Despite the current low price of gas, stricter fuel economy standards loom in the U.S., and automakers are continuing to develop alternatives to gas-powered cars.
Audi and Lexus both showed off zero-emission hydrogen fuel cell prototypes at the Detroit show. Fiat Chrysler’s plug-in hybrid version of the Pacifica is a first for the minivan segment. And Chevrolet showed the all-electric Bolt, which can go for 200 miles (320 km) on a charge and will go on sale later this year.
Automakers are also using more plant-based items, such as eucalyptus fibers, which are going into dashboards of the BMW i3, a plug-in hybrid.
Faurecia, a French automotive parts supplier, sees growth in its “bio” business, even if it remains small, said Pierre Demortain, a sales executive in the joint venture Faurecia APM, which specializes in such materials.
Natural materials tend to be lighter than synthetic ones, he said.
“Hemp is a plant that doesn’t need irrigation or pesticides to grow and can reduce door weight by 25 percent,” he said.
Faurecia currently combines hemp with petroleum raw materials as a component in its plastics. But in two or three years, the plastics are expected to be 100 percent natural-based, Demortain said.

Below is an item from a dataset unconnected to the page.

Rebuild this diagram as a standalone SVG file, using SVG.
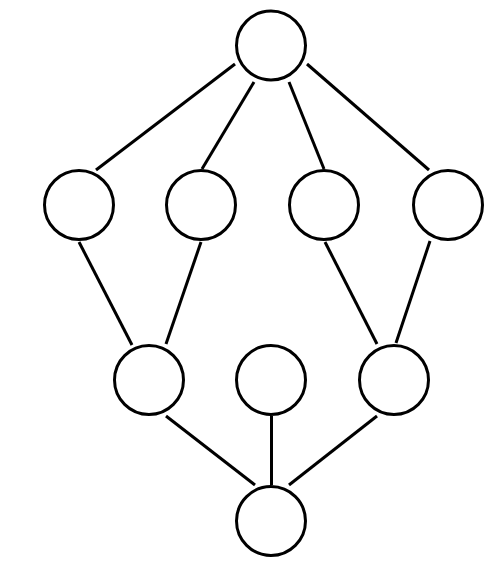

Some key car parts face challenges before they can increase their use of natural products. Tires are today composed about 75 percent from petroleum-based products and 25 percent from natural rubber trees.
Michelin would like to increase the share from vegetable sources, but “it’s difficult to imagine doubling the number of rubber plants, ” said Thierry Willer, a spokesman for Michelin specializing in materials.
For that reason, Michelin is researching ways to make synthetic rubber from sugars derived from biomass.
Rival tire maker Continental is also trying to solve the rubber riddle with Taraxcum, which is derived from a perennial plant sometimes called “Russian dandelion” (taraxacum), that it says has similar properties to latex from rubber trees.
Pirelli is exploring yet another option with rubber-like qualities: the guayule, a flowering plant native to the deserts of the southwest United States and Mexico.
Michelin’s Willer said the tire company also uses other renewable and environmentally-friendly materials.
These include sunflower oil, which can lend flexibility to the tire at low temperatures, and resins from lemon peels, which gives “the tire more rigidity,” he said.
Renewable materials must work as well as synthetic materials to make it into the tires.
“But if you can get the same performance, you choose what’s natural,” Willer said.